Data –

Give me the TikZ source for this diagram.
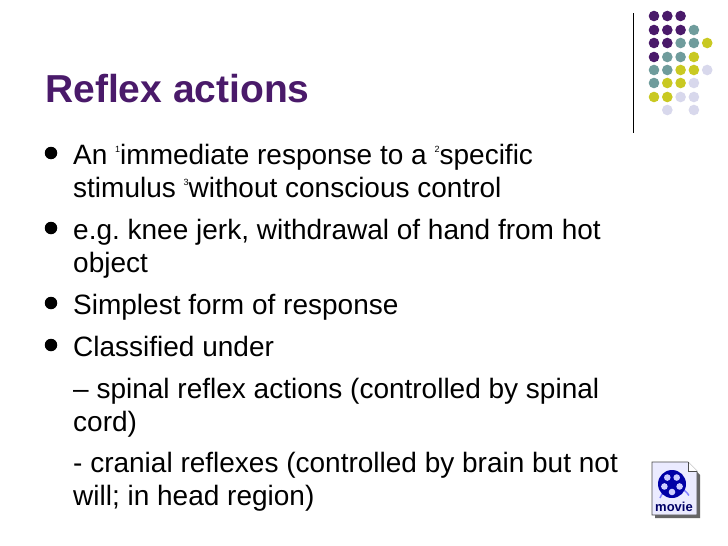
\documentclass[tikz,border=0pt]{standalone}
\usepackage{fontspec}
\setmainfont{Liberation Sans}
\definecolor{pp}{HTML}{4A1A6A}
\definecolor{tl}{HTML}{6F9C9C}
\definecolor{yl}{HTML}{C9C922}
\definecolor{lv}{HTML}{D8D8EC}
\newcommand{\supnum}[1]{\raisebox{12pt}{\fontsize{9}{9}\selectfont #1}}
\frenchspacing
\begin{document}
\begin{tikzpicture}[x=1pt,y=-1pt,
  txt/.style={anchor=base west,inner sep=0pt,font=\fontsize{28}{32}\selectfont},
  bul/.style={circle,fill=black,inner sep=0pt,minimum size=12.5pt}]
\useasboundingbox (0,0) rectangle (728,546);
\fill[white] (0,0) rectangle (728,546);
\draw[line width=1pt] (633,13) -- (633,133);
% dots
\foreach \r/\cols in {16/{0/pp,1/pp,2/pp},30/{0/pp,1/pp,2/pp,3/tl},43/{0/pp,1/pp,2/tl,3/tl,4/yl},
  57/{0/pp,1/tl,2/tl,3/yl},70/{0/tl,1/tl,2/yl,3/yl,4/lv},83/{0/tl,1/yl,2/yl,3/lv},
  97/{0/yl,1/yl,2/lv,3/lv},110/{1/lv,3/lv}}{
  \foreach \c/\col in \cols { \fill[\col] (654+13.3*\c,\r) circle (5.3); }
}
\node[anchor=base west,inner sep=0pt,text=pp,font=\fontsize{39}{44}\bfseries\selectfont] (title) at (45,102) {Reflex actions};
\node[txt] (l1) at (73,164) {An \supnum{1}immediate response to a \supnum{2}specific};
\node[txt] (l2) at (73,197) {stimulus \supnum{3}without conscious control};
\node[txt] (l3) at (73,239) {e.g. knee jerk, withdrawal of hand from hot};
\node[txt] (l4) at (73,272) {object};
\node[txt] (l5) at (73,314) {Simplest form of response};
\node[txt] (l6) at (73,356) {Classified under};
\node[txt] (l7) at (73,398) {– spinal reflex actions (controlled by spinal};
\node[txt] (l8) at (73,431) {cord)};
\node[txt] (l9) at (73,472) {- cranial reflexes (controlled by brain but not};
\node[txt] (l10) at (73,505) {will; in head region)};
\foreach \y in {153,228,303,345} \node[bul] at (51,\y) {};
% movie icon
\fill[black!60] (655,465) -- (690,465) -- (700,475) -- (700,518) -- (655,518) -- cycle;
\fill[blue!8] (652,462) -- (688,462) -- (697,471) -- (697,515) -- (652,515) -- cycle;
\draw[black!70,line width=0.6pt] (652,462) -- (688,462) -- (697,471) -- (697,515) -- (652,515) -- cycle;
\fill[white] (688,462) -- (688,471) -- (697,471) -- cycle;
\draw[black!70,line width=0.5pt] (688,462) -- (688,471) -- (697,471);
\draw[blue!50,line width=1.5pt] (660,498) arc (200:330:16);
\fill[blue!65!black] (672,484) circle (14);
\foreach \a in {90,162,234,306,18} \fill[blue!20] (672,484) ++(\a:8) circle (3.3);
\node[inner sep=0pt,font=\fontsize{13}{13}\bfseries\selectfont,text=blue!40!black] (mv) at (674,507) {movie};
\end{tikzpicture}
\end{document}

* * *

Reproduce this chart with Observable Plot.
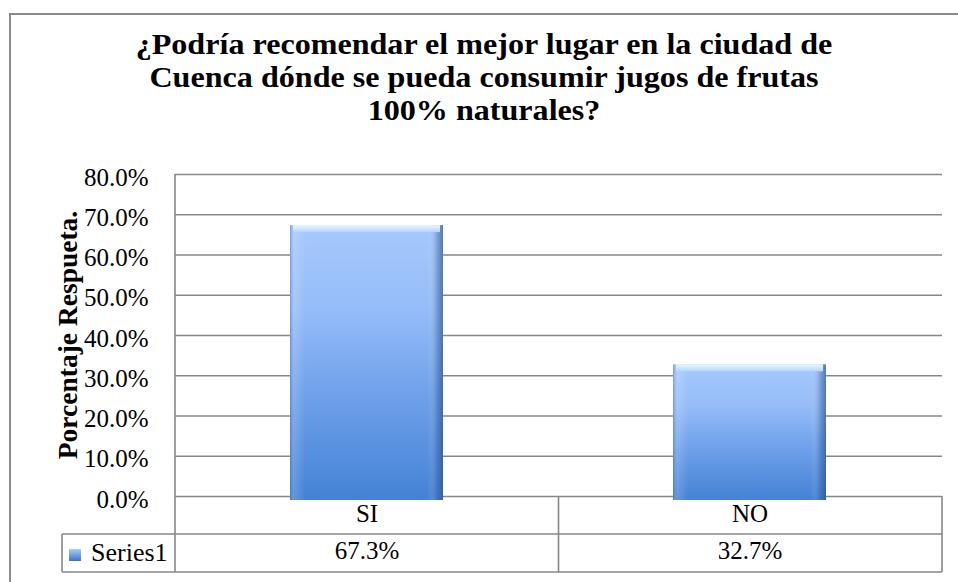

--

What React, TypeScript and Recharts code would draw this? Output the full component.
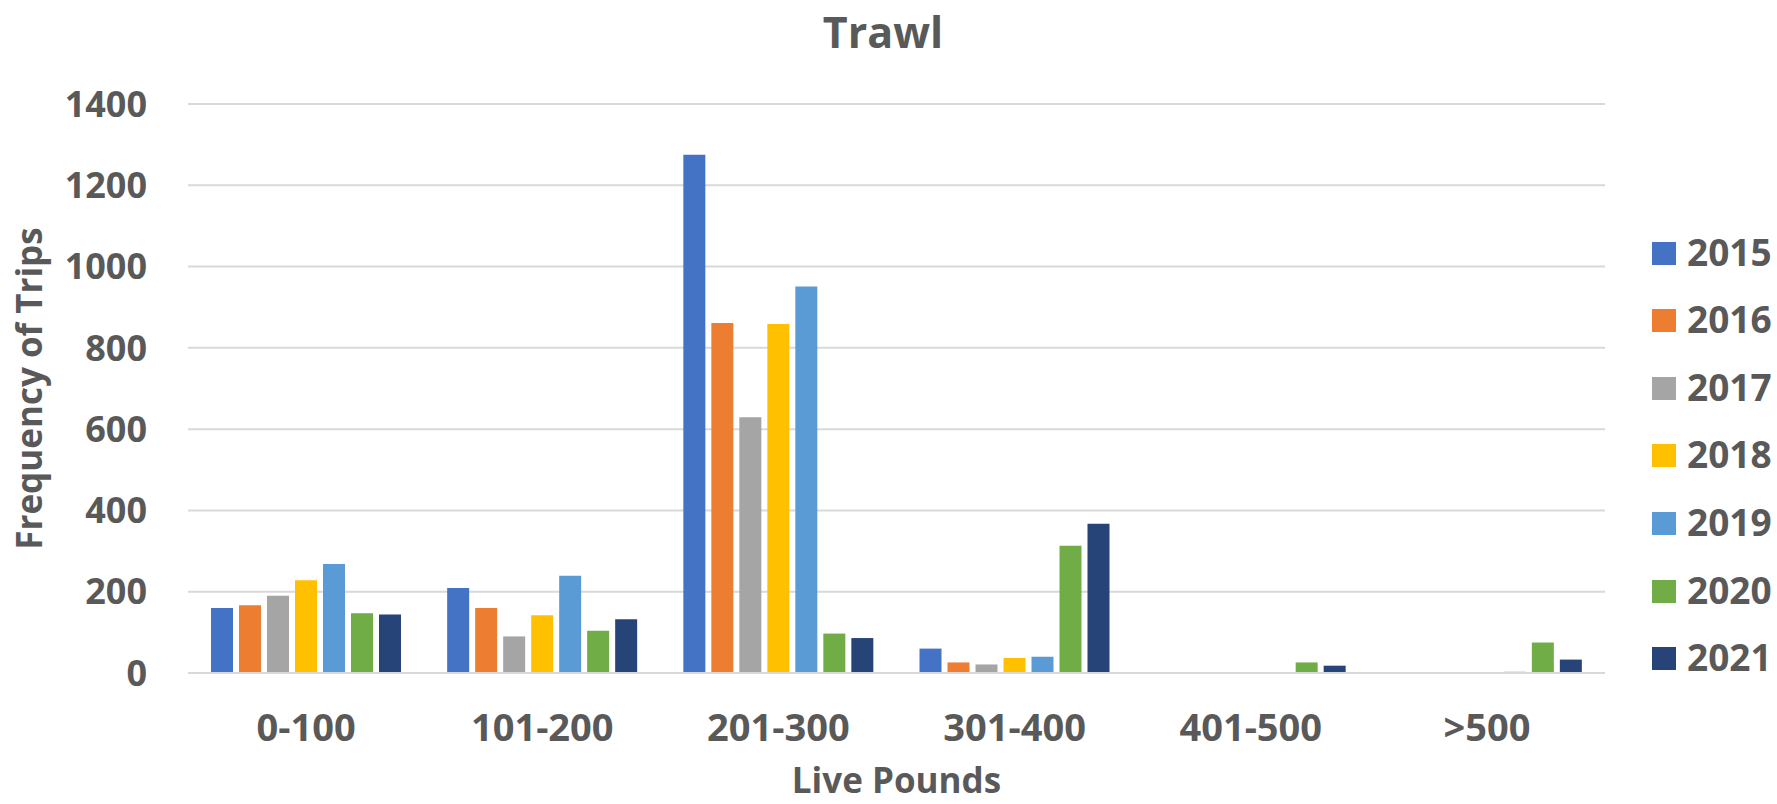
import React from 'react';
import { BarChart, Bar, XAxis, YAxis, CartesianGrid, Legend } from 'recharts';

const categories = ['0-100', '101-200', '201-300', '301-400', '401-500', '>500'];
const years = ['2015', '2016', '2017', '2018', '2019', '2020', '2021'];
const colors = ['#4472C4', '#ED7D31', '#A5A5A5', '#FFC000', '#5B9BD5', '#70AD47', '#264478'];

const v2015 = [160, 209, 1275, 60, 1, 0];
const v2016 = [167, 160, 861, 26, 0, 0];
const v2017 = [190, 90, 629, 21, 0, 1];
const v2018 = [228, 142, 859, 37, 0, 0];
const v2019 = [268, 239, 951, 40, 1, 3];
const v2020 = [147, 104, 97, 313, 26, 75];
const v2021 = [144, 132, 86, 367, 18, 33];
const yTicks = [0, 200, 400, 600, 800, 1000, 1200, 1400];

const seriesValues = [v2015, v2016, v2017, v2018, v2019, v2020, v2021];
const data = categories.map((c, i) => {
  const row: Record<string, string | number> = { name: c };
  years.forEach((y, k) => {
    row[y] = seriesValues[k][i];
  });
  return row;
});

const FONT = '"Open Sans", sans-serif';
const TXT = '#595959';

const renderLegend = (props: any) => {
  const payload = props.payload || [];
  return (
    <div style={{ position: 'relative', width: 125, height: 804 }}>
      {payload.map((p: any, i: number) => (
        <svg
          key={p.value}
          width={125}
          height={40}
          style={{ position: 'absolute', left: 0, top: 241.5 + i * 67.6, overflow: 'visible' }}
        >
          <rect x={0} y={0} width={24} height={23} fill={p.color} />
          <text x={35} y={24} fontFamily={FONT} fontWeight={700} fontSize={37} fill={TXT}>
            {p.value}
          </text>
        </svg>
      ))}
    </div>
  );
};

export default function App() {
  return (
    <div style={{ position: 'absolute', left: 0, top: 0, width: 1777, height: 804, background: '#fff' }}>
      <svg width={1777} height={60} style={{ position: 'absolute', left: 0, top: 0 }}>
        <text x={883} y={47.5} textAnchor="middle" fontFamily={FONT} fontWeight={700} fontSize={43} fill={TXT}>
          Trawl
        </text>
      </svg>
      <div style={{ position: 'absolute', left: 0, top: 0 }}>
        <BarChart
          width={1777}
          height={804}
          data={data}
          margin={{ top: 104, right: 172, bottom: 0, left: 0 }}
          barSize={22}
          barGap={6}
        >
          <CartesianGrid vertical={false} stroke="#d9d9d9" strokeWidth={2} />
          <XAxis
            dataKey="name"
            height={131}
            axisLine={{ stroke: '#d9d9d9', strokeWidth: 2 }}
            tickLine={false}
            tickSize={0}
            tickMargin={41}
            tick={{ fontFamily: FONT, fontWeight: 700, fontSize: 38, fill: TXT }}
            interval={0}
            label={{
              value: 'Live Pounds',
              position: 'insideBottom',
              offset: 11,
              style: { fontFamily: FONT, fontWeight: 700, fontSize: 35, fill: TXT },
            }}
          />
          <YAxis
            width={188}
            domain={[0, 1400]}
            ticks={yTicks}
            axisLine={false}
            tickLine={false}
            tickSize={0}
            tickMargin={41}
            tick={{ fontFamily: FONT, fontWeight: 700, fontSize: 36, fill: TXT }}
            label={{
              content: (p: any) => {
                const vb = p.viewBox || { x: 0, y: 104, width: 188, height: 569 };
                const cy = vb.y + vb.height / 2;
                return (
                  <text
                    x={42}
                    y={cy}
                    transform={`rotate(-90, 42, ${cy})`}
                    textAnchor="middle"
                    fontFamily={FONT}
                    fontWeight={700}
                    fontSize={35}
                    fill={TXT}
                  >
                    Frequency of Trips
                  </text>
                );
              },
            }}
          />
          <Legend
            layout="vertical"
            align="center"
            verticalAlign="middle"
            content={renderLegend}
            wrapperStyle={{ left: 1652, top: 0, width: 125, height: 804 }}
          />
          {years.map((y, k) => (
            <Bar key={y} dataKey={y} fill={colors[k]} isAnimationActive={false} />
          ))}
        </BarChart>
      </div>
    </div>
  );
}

Directive –
Pick each line holding the word "this" out of the data and copy it.

Written answer –
Give me the TikZ source for this diagram.
Reproduce this chart with Observable Plot.
What React, TypeScript and Recharts code would draw this? Output the full component.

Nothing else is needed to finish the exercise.